Wie das kommt? Beim Frühstück ist noch alles im Lot. Aber sobald wir uns für den Tag mit den Temperaturen angemessenen Kleidungsstücken rüsten wollen, geht das Theater los: Wenn ich mit Strumpfhose, Hose und Pulli anrücke, nimmt mein Süßer Reißaus. Und zwar wortwörtlich – er spielt Fangi mit mir.
Zwei Runden flitze ich ihm rund um den Esstisch hinterher, rudere mit den Armen und versuche ihm ruhig, aber autoritär zu verstehen zu geben, dass er innezuhalten habe. Mit null Erfolg. Am Ende kauert er mit seinen nackten Beinchen quietschvergnügt unter einem Stuhl oder dem Tisch.
Jetzt heißt es zupacken, einen flotten Spruch auf den Lippen („Hab ich dich!“), damit die Stimmung nicht in den Keller sinkt und der bevorstehende Kraftakt durch Geheule unnötig erschwert wird. Zu diesem Zeitpunkt bin ich zwar außer Atem, aber noch normal temperiert.
Nun kommt erst die richtige Herausforderung: dem kleinen Widerspenstigen die Strumpfhose über die zappelnden Beine zu stülpen. Er geht sofort zum Gegenangriff über und versucht, das gute Stück wieder auszuziehen, während ich nach der Hose greife. Derweil vollzieht er unglaubliche Kunststücke mit seinem Oberkörper, um mich aus dem Konzept zu bringen.
Der Junge hat mit seinen 14 Kilo eine erstaunliche Kraft und Geschicklichkeit! Beim Anziehen der Hose jault er vor Ärger. Nun muss ich ihn auf den Boden stellen, damit ich die Hose hochziehen kann. Sofort nutzt er die Chance, sich davonzumachen. Aber der Pulli muss noch über den kleinen Dickkopf, und so spurte ich ihm nach.
Kann es sein, dass der Kopf sich ausdehnt, während man versucht, ihn durch die dafür vorgesehene Öffnung zu drücken? Das muss ganz klar so sein, denn egal, wie breit der Ausschnitt ist, es gibt einen Riesenzirkus. Mir wird heiß. Nun müssen noch die Arme in die Ärmel, ohne abzubrechen. Geschafft! Das Kind und ich stehen mit hochrotem Kopf im Wohnzimmer und sind leicht erschöpft von der gemeinsamen Anstrengung.

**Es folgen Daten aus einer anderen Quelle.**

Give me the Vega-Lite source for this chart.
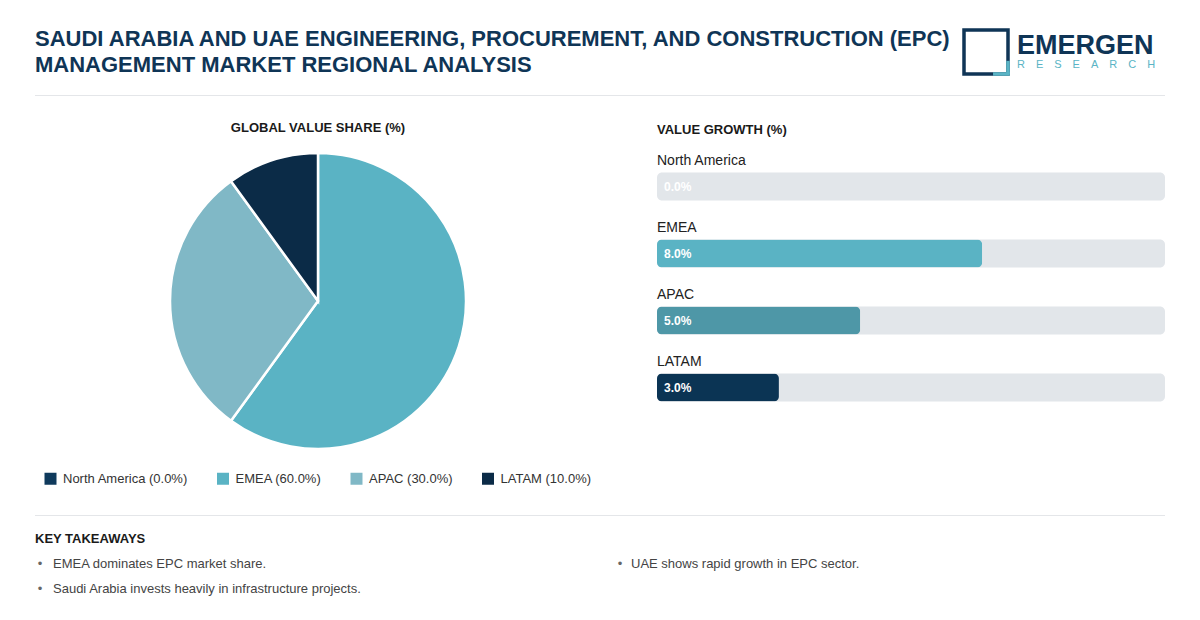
{
  "$schema": "https://vega.github.io/schema/vega-lite/v6.json",
  "background": "white",
  "padding": {"left": 35, "top": 24, "right": 0, "bottom": 0},
  "config": {
    "view": {"stroke": null},
    "font": "Liberation Sans",
    "title": {"font": "Liberation Sans"},
    "text": {"font": "Liberation Sans"},
    "legend": {"labelFont": "Liberation Sans"}
  },
  "datasets": {
    "share": [
      {"region": "North America", "share": 0, "label": "North America (0.0%)", "order": 1},
      {"region": "EMEA", "share": 60, "label": "EMEA (60.0%)", "order": 2},
      {"region": "APAC", "share": 30, "label": "APAC (30.0%)", "order": 3},
      {"region": "LATAM", "share": 10, "label": "LATAM (10.0%)", "order": 4}
    ],
    "growth": [
      {"region": "North America", "growth": 0, "label": "0.0%"},
      {"region": "EMEA", "growth": 8, "label": "8.0%"},
      {"region": "APAC", "growth": 5, "label": "5.0%"},
      {"region": "LATAM", "growth": 3, "label": "3.0%"}
    ],
    "takeaways": [
      {"order": 1, "text": "EMEA dominates EPC market share."},
      {"order": 2, "text": "UAE shows rapid growth in EPC sector."},
      {"order": 3, "text": "Saudi Arabia invests heavily in infrastructure projects."}
    ]
  },
  "spacing": 0,
  "vconcat": [
    {
      "spacing": 9,
      "hconcat": [
        {
          "width": 905,
          "height": 1,
          "title": {
            "text": ["SAUDI ARABIA AND UAE ENGINEERING, PROCUREMENT, AND CONSTRUCTION (EPC)", "MANAGEMENT MARKET REGIONAL ANALYSIS"],
            "orient": "bottom",
            "anchor": "start",
            "fontSize": 22,
            "fontWeight": "bold",
            "color": "#0f3556",
            "lineHeight": 26,
            "offset": -7
          },
          "data": {"values": [{"t": ""}]},
          "mark": {"type": "text"},
          "encoding": {"text": {"field": "t"}}
        },
        {
          "spacing": 3,
          "hconcat": [
            {
              "width": 44,
              "height": 44,
              "view": {"stroke": "#0f3556", "strokeWidth": 3.5},
              "data": {"values": [{"t": ""}]},
              "layer": [
                {
                  "mark": {"type": "rule", "color": "#5ab4c5", "strokeWidth": 3.5},
                  "encoding": {
                    "x": {"datum": 0.66, "type": "quantitative", "scale": {"domain": [0, 1]}, "axis": null},
                    "x2": {"datum": 1.04},
                    "y": {"datum": 0, "type": "quantitative", "scale": {"domain": [0, 1]}, "axis": null}
                  }
                },
                {
                  "mark": {"type": "rule", "color": "#5ab4c5", "strokeWidth": 3.5},
                  "encoding": {
                    "x": {"datum": 1, "type": "quantitative"},
                    "y": {"datum": 0, "type": "quantitative"},
                    "y2": {"datum": 0.3}
                  }
                }
              ]
            },
            {
              "width": 140,
              "height": 1,
              "title": {
                "text": "EMERGEN",
                "subtitle": "R\u2002\u2002E\u2002\u2002S\u2002\u2002E\u2002\u2002A\u2002\u2002R\u2002\u2002C\u2002\u2002H",
                "orient": "bottom",
                "anchor": "start",
                "fontSize": 27,
                "fontWeight": "bold",
                "color": "#0f3556",
                "subtitleFontSize": 11,
                "subtitleColor": "#5ab4c5",
                "subtitlePadding": -1,
                "offset": -3
              },
              "data": {"values": [{"t": ""}]},
              "mark": {"type": "text"},
              "encoding": {"text": {"field": "t"}}
            }
          ]
        }
      ]
    },
    {
      "width": 10,
      "height": 10,
      "data": {"values": [{"t": ""}]},
      "mark": {"type": "text"},
      "encoding": {"text": {"field": "t"}}
    },
    {
      "width": 1130,
      "height": 1,
      "view": {"fill": "#e4e6e9", "stroke": null},
      "data": {"values": [{"t": ""}]},
      "mark": {"type": "text"},
      "encoding": {"text": {"field": "t"}}
    },
    {
      "width": 10,
      "height": 21,
      "data": {"values": [{"t": ""}]},
      "mark": {"type": "text"},
      "encoding": {"text": {"field": "t"}}
    },
    {
      "spacing": 56,
      "resolve": {"scale": {"color": "independent"}, "legend": {"color": "independent"}},
      "hconcat": [
        {
          "width": 566,
          "height": 302,
          "title": {
            "text": "GLOBAL VALUE SHARE (%)",
            "anchor": "middle",
            "fontSize": 13,
            "fontWeight": "bold",
            "color": "#1a1a1a",
            "offset": 13
          },
          "data": {"name": "share"},
          "mark": {"type": "arc", "outerRadius": 148, "stroke": "white", "strokeWidth": 2.5},
          "encoding": {
            "theta": {"field": "share", "type": "quantitative", "stack": true},
            "order": {"field": "order", "type": "quantitative"},
            "color": {
              "field": "label",
              "type": "nominal",
              "scale": {
                "domain": ["North America (0.0%)", "EMEA (60.0%)", "APAC (30.0%)", "LATAM (10.0%)"],
                "range": ["#0f3a5c", "#5ab3c4", "#80b8c6", "#0b2b47"]
              },
              "legend": {
                "orient": "none",
                "legendX": 9,
                "legendY": 322,
                "direction": "horizontal",
                "title": null,
                "symbolType": "square",
                "symbolSize": 144,
                "symbolStrokeWidth": 0,
                "labelFontSize": 13,
                "labelColor": "#333333",
                "labelOffset": 6,
                "columnPadding": 28.5
              }
            }
          }
        },
        {
          "width": 508,
          "height": 268,
          "title": {
            "text": "VALUE GROWTH (%)",
            "anchor": "start",
            "fontSize": 13,
            "fontWeight": "bold",
            "color": "#1a1a1a",
            "offset": 13
          },
          "data": {"name": "growth"},
          "encoding": {
            "y": {
              "field": "region",
              "type": "nominal",
              "sort": ["North America", "EMEA", "APAC", "LATAM"],
              "axis": null,
              "scale": {"paddingInner": 0, "paddingOuter": 0}
            }
          },
          "layer": [
            {
              "mark": {"type": "bar", "size": 28, "cornerRadius": 5, "color": "#e2e6ea", "yOffset": 3},
              "encoding": {
                "x": {"datum": 12.5, "type": "quantitative", "scale": {"domain": [0, 12.5], "nice": false}, "axis": null}
              }
            },
            {
              "mark": {"type": "bar", "size": 28, "cornerRadius": 5, "yOffset": 3, "x2Offset": 8},
              "encoding": {
                "x": {"field": "growth", "type": "quantitative"},
                "color": {
                  "field": "region",
                  "type": "nominal",
                  "scale": {
                    "domain": ["North America", "EMEA", "APAC", "LATAM"],
                    "range": ["#9ea6ae", "#5ab3c4", "#4e97a7", "#0b3454"]
                  },
                  "legend": null
                }
              }
            },
            {
              "mark": {"type": "text", "align": "left", "baseline": "middle", "dx": 7, "dy": 3, "fontSize": 12, "fontWeight": "bold", "color": "white"},
              "encoding": {
                "x": {"datum": 0, "type": "quantitative"},
                "text": {"field": "label"}
              }
            },
            {
              "mark": {"type": "text", "align": "left", "baseline": "middle", "dy": -22.5, "fontSize": 14, "color": "#222222"},
              "encoding": {
                "x": {"datum": 0, "type": "quantitative"},
                "text": {"field": "region"}
              }
            }
          ]
        }
      ]
    },
    {
      "width": 10,
      "height": 23,
      "data": {"values": [{"t": ""}]},
      "mark": {"type": "text"},
      "encoding": {"text": {"field": "t"}}
    },
    {
      "width": 1130,
      "height": 1,
      "view": {"fill": "#e4e6e9", "stroke": null},
      "data": {"values": [{"t": ""}]},
      "mark": {"type": "text"},
      "encoding": {"text": {"field": "t"}}
    },
    {
      "width": 10,
      "height": 12,
      "data": {"values": [{"t": ""}]},
      "mark": {"type": "text"},
      "encoding": {"text": {"field": "t"}}
    },
    {
      "title": {
        "text": "KEY TAKEAWAYS",
        "anchor": "start",
        "fontSize": 13,
        "fontWeight": "bold",
        "color": "#1a1a1a",
        "offset": 5
      },
      "spacing": 18,
      "data": {"name": "takeaways"},
      "hconcat": [
        {
          "width": 562,
          "height": {"step": 25},
          "transform": [{"filter": {"field": "order", "oneOf": [1, 3]}}],
          "encoding": {
            "y": {"field": "order", "type": "ordinal", "axis": null},
            "x": {"datum": 0, "type": "quantitative", "scale": {"domain": [0, 1]}, "axis": null}
          },
          "layer": [
            {
              "mark": {"type": "text", "align": "center", "baseline": "middle", "dx": 5, "fontSize": 13, "color": "#666666"},
              "encoding": {"text": {"value": "•"}}
            },
            {
              "mark": {"type": "text", "align": "left", "baseline": "middle", "dx": 18, "fontSize": 13, "color": "#444444"},
              "encoding": {"text": {"field": "text"}}
            }
          ]
        },
        {
          "width": 540,
          "height": {"step": 25},
          "transform": [{"filter": {"field": "order", "equal": 2}}],
          "encoding": {
            "y": {"field": "order", "type": "ordinal", "axis": null},
            "x": {"datum": 0, "type": "quantitative", "scale": {"domain": [0, 1]}, "axis": null}
          },
          "layer": [
            {
              "mark": {"type": "text", "align": "center", "baseline": "middle", "dx": 5, "fontSize": 13, "color": "#666666"},
              "encoding": {"text": {"value": "•"}}
            },
            {
              "mark": {"type": "text", "align": "left", "baseline": "middle", "dx": 16, "fontSize": 13, "color": "#444444"},
              "encoding": {"text": {"field": "text"}}
            }
          ]
        }
      ]
    }
  ]
}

Ulkigerweise läuft mein Süßer exakt jetzt zur Garderobe und verkündet „Sacke (Jacke) an!“ – nun kann es ihm nicht mehr schnell genug gehen. „Müsse (Mütze) an!“, ruft er als Nächstes. Die Schuhe sind danach fast ein Kinderspiel. Bloß beim Binden der Schnürsenkel packt ihn wieder der Bewegungsdrang.
Wie unpraktisch, ist doch das Schleifebinden bei wackelnden Schuhen ein echtes Kunststück. Wenn Sie es mal ausprobieren wollen, besuchen Sie mich. Schaffen Sie es in weniger als 5 Minuten ohne Schweißausbrüche, mein Kind anzuziehen, verleihe ich Ihnen einen Orden!